Günther Förg
Le moderne
16 octobre — 14 décembre 2024
La Fondation Le Corbusier et Almine Rech ont le plaisir de présenter Le moderne, une exposition rétrospective de l’œuvre de Günther Förg à la Maison La Roche.
Günther Förg a toujours entretenu une relation complexe et profonde avec l’architecture à travers un travail artistique qui explore les liens entre l’abstraction, l’espace et l’architecture.
Il a puisé dans le vocabulaire formel du modernisme, tant en peinture qu’en architecture. Ses œuvres abstraites, souvent des monochromes, sont parfois structurées par des lignes géométriques et des blocs de couleurs qui rappellent les principes d’ordre et de simplicité associés à des mouvements architecturaux comme le Bauhaus ou le Style international.

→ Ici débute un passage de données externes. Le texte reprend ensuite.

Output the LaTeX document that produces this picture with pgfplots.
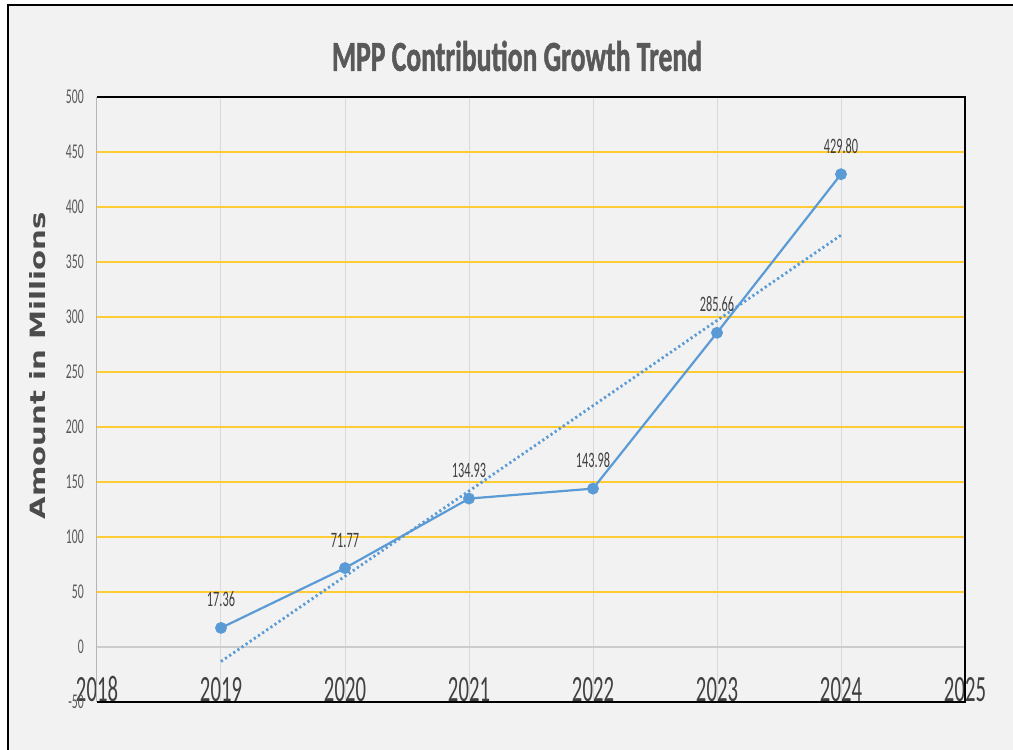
\documentclass[border=0pt]{standalone}
\usepackage{pgfplots}
\pgfplotsset{compat=1.18}
\usepackage{fontspec}
\setmainfont{Carlito}
\newfontfamily\cond[FakeStretch=0.56]{Carlito}
\newfontfamily\tfont[FakeBold=1.6]{Carlito Bold}
\newfontfamily\dvs{DejaVu Sans}
\definecolor{bg}{HTML}{F2F2F2}
\definecolor{lineblue}{HTML}{5B9BD5}
\definecolor{gold}{HTML}{FFCC33}
\definecolor{zerogray}{HTML}{CCCCCC}
\definecolor{vgrid}{HTML}{D9D9D9}
\definecolor{txt}{HTML}{595959}
\definecolor{dark}{HTML}{404040}
\begin{document}
\begin{tikzpicture}[x=1pt,y=1pt]
\useasboundingbox (0,0) rectangle (1013,750);
\fill[white] (0,0) rectangle (1013,750);
\fill[bg] (8,0) rectangle (1013,745);
\draw[black,line width=1.5pt] (8,0) -- (8,745) -- (1013,745);
\begin{axis}[
  at={(97pt,48pt)}, anchor=south west,
  scale only axis, width=868pt, height=605pt,
  xmin=2018, xmax=2025, ymin=-50, ymax=500,
  xtick={2018,2019,2020,2021,2022,2023,2024,2025},
  xticklabels={2018,2019,2020,2021,2022,2023,2024,2025},
  ytick={-50,0,50,100,150,200,250,300,350,400,450,500},
  yticklabels={-50,0,50,100,150,200,250,300,350,400,450,500},
  major tick length=0pt,
  xmajorgrids, ymajorgrids,
  x grid style={color=vgrid, line width=1pt},
  y grid style={color=gold, line width=1.2pt},
  axis line style={draw=none},
  xticklabel style={font=\cond\fontsize{37}{37}\selectfont, text=dark, anchor=base, inner sep=0pt},
  yticklabel style={font=\cond\fontsize{21}{21}\selectfont, text=txt, anchor=east, inner sep=0pt, xshift=-13pt},
  clip=false,
]
\addplot[zerogray, line width=1.2pt, forget plot] coordinates {(2018,0) (2025,0)};
\addplot[lineblue, line width=2.8pt, dash pattern=on 2.2pt off 2.8pt, forget plot] coordinates {(2019,-13.20) (2024,374.36)};
\addplot[lineblue, line width=2.2pt, mark=*, mark size=4.8pt, mark options={solid},
  point meta=explicit symbolic, nodes near coords,
  every node near coord/.append style={font=\cond\fontsize{22}{22}\selectfont, text=dark, anchor=base, inner sep=0pt, yshift=21pt}]
  coordinates {(2019,17.36) [17.36] (2020,71.77) [71.77] (2021,134.93) [134.93] (2022,143.98) [143.98] (2023,285.66) [285.66] (2024,429.80) [429.80]};
\draw[color=vgrid!60!gray, line width=1pt] (rel axis cs:0,0) -- (rel axis cs:0,1);
\draw[black, line width=1.2pt] (rel axis cs:0,1) -- (rel axis cs:1,1) -- (rel axis cs:1,0) -- (rel axis cs:0,0);
\end{axis}
\node[text=txt, inner sep=0pt] at (517,694) {\resizebox{370pt}{30pt}{\tfont MPP Contribution Growth Trend}};
\node[rotate=90, text=txt!85!black, inner sep=0pt] at (38,384) {\resizebox{307pt}{16pt}{\dvs\bfseries Amount in Millions}};
\end{tikzpicture}
\end{document}
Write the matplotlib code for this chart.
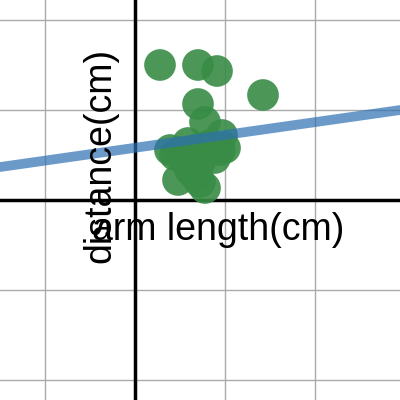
import matplotlib
matplotlib.use("Agg")
import matplotlib.pyplot as plt
import numpy as np

px = [160,198,217,263,198,205,222,188,180,175,195,210,220,185,200,215,190,178,200,205,195,225,170]
py = [65,65,71,95,104,122,135,143,152,155,150,145,150,160,162,158,170,180,182,188,175,148,150]
arm_length = [(p-135)/90 for p in px]
distance = [(200-p)/90 for p in py]
slope, intercept = 0.1425, 0.58

fig = plt.figure(figsize=(4,4), dpi=100)
ax = fig.add_axes([0,0,1,1])
ax.set_xlim(-1.5, 265/90); ax.set_ylim(-200/90, 200/90)
for g in [-1,1,2]:
    ax.axvline(g, color='#aaaaaa', lw=1)
for g in [-2,-1,1,2]:
    ax.axhline(g, color='#aaaaaa', lw=1)
ax.axvline(0, color='black', lw=2.5); ax.axhline(0, color='black', lw=2.5)
ax.scatter(arm_length, distance, s=520, color='#388c46', alpha=0.9, edgecolors='none', zorder=3)
xs = np.array(ax.get_xlim())
ax.plot(xs, slope*xs+intercept, color='#2d70b3', lw=7, alpha=0.7, zorder=4)
ax.text(218/400, 1-230/400, 'arm length(cm)', transform=ax.transAxes, ha='center', va='center', fontsize=27, family='Liberation Sans', zorder=5)
ax.text(100/400, 1-155/400, 'distance(cm)', transform=ax.transAxes, ha='center', va='center', fontsize=27, family='Liberation Sans', rotation=90, zorder=5)
ax.set_xticks([]); ax.set_yticks([])
for s in ax.spines.values(): s.set_visible(False)
fig.savefig('out.png', dpi=100)
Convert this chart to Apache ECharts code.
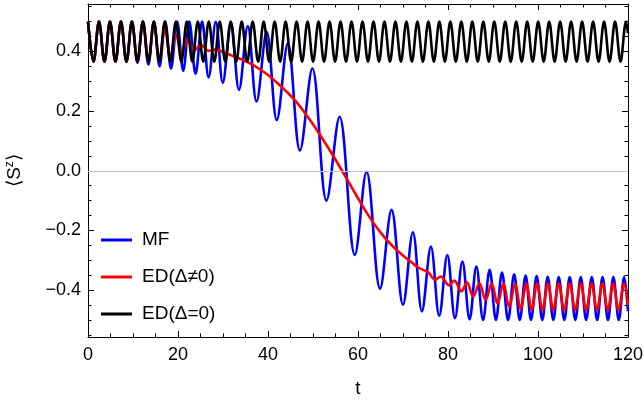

Quel meilleur écrin pour présenter son travail que la Maison La Roche, conçue et construite au début des années 20 par Le Corbusier. La maison porte le nom de son commanditaire et propriétaire, Raoul La Roche, qui était banquier mais surtout collectionneur d’art cubiste et moderne. Cette collection, conçue en grande partie par Le Corbusier et le peintre Amédée Ozenfant, comprenait des toiles d’artistes comme Juan Gris, Picasso ou encore Fernand Léger.
L’architecture du bâtiment se divise en deux parties : une galerie qui présentait sa collection de peintures et ses appartements privés. La maison mitoyenne est réalisée pour la famille Jeanneret, frère de Le Corbusier. La Maison La Roche, ainsi que la Maison Jeanneret, restaurées à partir des années 1970, sont désormais classées au titre des Monuments historiques et inscrites sur la liste du patrimoine mondial de l’UNESCO.
Les nuances des couleurs intérieures des murs de la villa, redécouvertes lors de la restauration de 2008-2009, sont un essai précoce de la « polychromie architecturale » développée par Le Corbusier dans toute son œuvre. Le Corbusier ne voyait pas la couleur comme un simple élément décoratif, mais comme une composante essentielle de l’architecture, capable de transformer les espaces, d’influencer les perceptions et de structurer l’environnement. Il intégrait souvent des peintures murales dans ses bâtiments, qui participaient à cette polychromie architecturale.
Lors de ses études à l’Académie des Beaux-Arts de Munich à la fin des années 70, Günther Förg commence à réaliser des peintures murales monochromes de diverses couleurs en référence aux lieux où elles apparaissent. Il inscrit d’emblée sa pratique dans un environnement où l’architecture sera l’un des éléments constitutifs de son œuvre afin de repenser le contexte de l’espace d’exposition et plus largement celui de l’art du XXe siècle.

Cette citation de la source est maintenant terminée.